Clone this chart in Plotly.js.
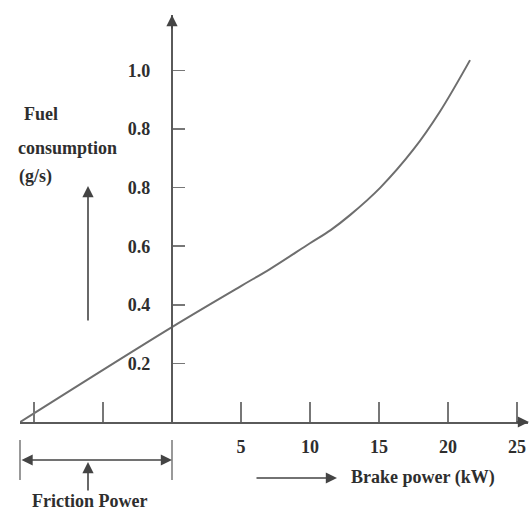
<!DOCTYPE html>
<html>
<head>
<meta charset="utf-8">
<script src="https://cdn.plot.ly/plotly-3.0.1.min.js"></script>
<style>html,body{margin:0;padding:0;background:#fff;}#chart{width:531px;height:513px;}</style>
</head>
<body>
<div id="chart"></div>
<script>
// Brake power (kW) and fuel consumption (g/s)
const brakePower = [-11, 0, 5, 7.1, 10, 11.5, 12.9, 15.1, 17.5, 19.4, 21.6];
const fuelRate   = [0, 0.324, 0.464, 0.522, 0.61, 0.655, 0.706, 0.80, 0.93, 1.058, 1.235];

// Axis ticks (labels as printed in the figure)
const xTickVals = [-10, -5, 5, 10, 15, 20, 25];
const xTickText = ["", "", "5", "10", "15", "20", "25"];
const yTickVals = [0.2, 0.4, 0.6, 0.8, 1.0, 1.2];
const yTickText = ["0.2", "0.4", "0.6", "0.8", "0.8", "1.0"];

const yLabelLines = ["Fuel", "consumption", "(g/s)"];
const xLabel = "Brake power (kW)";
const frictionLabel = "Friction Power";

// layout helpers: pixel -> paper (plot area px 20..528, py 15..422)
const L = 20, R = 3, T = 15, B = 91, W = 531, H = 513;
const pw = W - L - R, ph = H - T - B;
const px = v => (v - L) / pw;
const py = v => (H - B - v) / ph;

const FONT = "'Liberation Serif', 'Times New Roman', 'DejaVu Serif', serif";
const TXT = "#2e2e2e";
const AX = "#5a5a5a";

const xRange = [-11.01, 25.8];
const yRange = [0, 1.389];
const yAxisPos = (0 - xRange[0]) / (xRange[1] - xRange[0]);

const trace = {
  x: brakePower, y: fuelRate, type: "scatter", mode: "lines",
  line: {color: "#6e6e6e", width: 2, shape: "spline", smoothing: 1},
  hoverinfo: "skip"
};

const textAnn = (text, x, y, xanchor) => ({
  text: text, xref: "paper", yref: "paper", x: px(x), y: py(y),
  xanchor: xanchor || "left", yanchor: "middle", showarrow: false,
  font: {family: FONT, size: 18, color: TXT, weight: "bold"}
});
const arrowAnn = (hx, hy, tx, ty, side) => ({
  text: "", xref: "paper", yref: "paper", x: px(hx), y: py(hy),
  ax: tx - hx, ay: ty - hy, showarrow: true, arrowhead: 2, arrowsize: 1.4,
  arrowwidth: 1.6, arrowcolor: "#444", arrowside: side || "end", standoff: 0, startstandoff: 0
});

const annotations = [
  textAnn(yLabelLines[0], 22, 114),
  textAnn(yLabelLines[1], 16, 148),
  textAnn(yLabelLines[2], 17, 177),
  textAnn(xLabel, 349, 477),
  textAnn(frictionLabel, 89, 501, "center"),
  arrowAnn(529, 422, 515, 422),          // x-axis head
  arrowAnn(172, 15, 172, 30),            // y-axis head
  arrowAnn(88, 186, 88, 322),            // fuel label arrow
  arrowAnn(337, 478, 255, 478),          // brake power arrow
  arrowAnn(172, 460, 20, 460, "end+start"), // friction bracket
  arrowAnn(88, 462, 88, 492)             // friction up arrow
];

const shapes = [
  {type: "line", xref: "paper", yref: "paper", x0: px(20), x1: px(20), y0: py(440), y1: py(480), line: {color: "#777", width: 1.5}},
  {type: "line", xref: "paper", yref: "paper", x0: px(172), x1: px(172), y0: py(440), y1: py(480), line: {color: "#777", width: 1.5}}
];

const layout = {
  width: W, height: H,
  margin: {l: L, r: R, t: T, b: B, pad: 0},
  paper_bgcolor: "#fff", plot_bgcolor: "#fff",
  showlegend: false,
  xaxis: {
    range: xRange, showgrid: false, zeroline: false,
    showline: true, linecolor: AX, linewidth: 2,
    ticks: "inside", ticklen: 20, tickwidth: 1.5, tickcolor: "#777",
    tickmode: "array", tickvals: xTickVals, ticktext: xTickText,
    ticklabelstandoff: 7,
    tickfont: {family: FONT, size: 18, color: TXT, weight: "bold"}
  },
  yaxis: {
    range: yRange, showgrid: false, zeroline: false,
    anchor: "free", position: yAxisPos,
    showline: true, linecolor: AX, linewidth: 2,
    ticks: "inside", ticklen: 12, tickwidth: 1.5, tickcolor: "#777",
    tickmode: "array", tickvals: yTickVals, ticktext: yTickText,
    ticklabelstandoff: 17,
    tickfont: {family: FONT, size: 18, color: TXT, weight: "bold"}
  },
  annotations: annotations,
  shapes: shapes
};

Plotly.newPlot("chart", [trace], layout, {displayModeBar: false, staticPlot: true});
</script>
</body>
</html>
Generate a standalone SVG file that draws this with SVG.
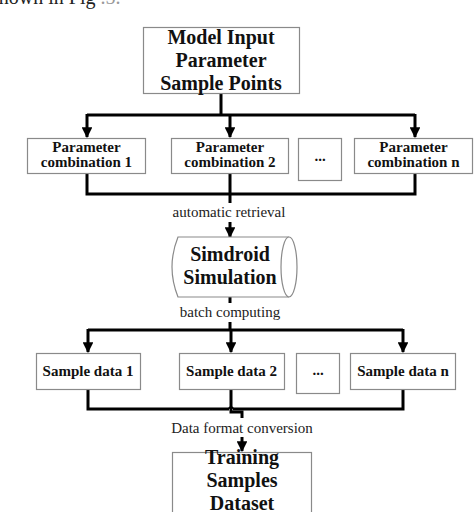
□ □ □ □ □
Given problem: Transcribe all the lines above exactly, apart from the pictures.

Exercise answer:
Clone this chart in Plotly.js.
<!DOCTYPE html>
<html>
<head>
<meta charset="utf-8">
<script src="https://cdn.plot.ly/plotly-3.0.1.min.js"></script>
<style>html,body{margin:0;padding:0;background:#fff;}#chart{width:531px;height:513px;}</style>
</head>
<body>
<div id="chart"></div>
<script>
// Brake power (kW) and fuel consumption (g/s)
const brakePower = [-11, 0, 5, 7.1, 10, 11.5, 12.9, 15.1, 17.5, 19.4, 21.6];
const fuelRate   = [0, 0.324, 0.464, 0.522, 0.61, 0.655, 0.706, 0.80, 0.93, 1.058, 1.235];

// Axis ticks (labels as printed in the figure)
const xTickVals = [-10, -5, 5, 10, 15, 20, 25];
const xTickText = ["", "", "5", "10", "15", "20", "25"];
const yTickVals = [0.2, 0.4, 0.6, 0.8, 1.0, 1.2];
const yTickText = ["0.2", "0.4", "0.6", "0.8", "0.8", "1.0"];

const yLabelLines = ["Fuel", "consumption", "(g/s)"];
const xLabel = "Brake power (kW)";
const frictionLabel = "Friction Power";

// layout helpers: pixel -> paper (plot area px 20..528, py 15..422)
const L = 20, R = 3, T = 15, B = 91, W = 531, H = 513;
const pw = W - L - R, ph = H - T - B;
const px = v => (v - L) / pw;
const py = v => (H - B - v) / ph;

const FONT = "'Liberation Serif', 'Times New Roman', 'DejaVu Serif', serif";
const TXT = "#2e2e2e";
const AX = "#5a5a5a";

const xRange = [-11.01, 25.8];
const yRange = [0, 1.389];
const yAxisPos = (0 - xRange[0]) / (xRange[1] - xRange[0]);

const trace = {
  x: brakePower, y: fuelRate, type: "scatter", mode: "lines",
  line: {color: "#6e6e6e", width: 2, shape: "spline", smoothing: 1},
  hoverinfo: "skip"
};

const textAnn = (text, x, y, xanchor) => ({
  text: text, xref: "paper", yref: "paper", x: px(x), y: py(y),
  xanchor: xanchor || "left", yanchor: "middle", showarrow: false,
  font: {family: FONT, size: 18, color: TXT, weight: "bold"}
});
const arrowAnn = (hx, hy, tx, ty, side) => ({
  text: "", xref: "paper", yref: "paper", x: px(hx), y: py(hy),
  ax: tx - hx, ay: ty - hy, showarrow: true, arrowhead: 2, arrowsize: 1.4,
  arrowwidth: 1.6, arrowcolor: "#444", arrowside: side || "end", standoff: 0, startstandoff: 0
});

const annotations = [
  textAnn(yLabelLines[0], 22, 114),
  textAnn(yLabelLines[1], 16, 148),
  textAnn(yLabelLines[2], 17, 177),
  textAnn(xLabel, 349, 477),
  textAnn(frictionLabel, 89, 501, "center"),
  arrowAnn(529, 422, 515, 422),          // x-axis head
  arrowAnn(172, 15, 172, 30),            // y-axis head
  arrowAnn(88, 186, 88, 322),            // fuel label arrow
  arrowAnn(337, 478, 255, 478),          // brake power arrow
  arrowAnn(172, 460, 20, 460, "end+start"), // friction bracket
  arrowAnn(88, 462, 88, 492)             // friction up arrow
];

const shapes = [
  {type: "line", xref: "paper", yref: "paper", x0: px(20), x1: px(20), y0: py(440), y1: py(480), line: {color: "#777", width: 1.5}},
  {type: "line", xref: "paper", yref: "paper", x0: px(172), x1: px(172), y0: py(440), y1: py(480), line: {color: "#777", width: 1.5}}
];

const layout = {
  width: W, height: H,
  margin: {l: L, r: R, t: T, b: B, pad: 0},
  paper_bgcolor: "#fff", plot_bgcolor: "#fff",
  showlegend: false,
  xaxis: {
    range: xRange, showgrid: false, zeroline: false,
    showline: true, linecolor: AX, linewidth: 2,
    ticks: "inside", ticklen: 20, tickwidth: 1.5, tickcolor: "#777",
    tickmode: "array", tickvals: xTickVals, ticktext: xTickText,
    ticklabelstandoff: 7,
    tickfont: {family: FONT, size: 18, color: TXT, weight: "bold"}
  },
  yaxis: {
    range: yRange, showgrid: false, zeroline: false,
    anchor: "free", position: yAxisPos,
    showline: true, linecolor: AX, linewidth: 2,
    ticks: "inside", ticklen: 12, tickwidth: 1.5, tickcolor: "#777",
    tickmode: "array", tickvals: yTickVals, ticktext: yTickText,
    ticklabelstandoff: 17,
    tickfont: {family: FONT, size: 18, color: TXT, weight: "bold"}
  },
  annotations: annotations,
  shapes: shapes
};

Plotly.newPlot("chart", [trace], layout, {displayModeBar: false, staticPlot: true});
</script>
</body>
</html>
Generate a standalone SVG file that draws this with SVG.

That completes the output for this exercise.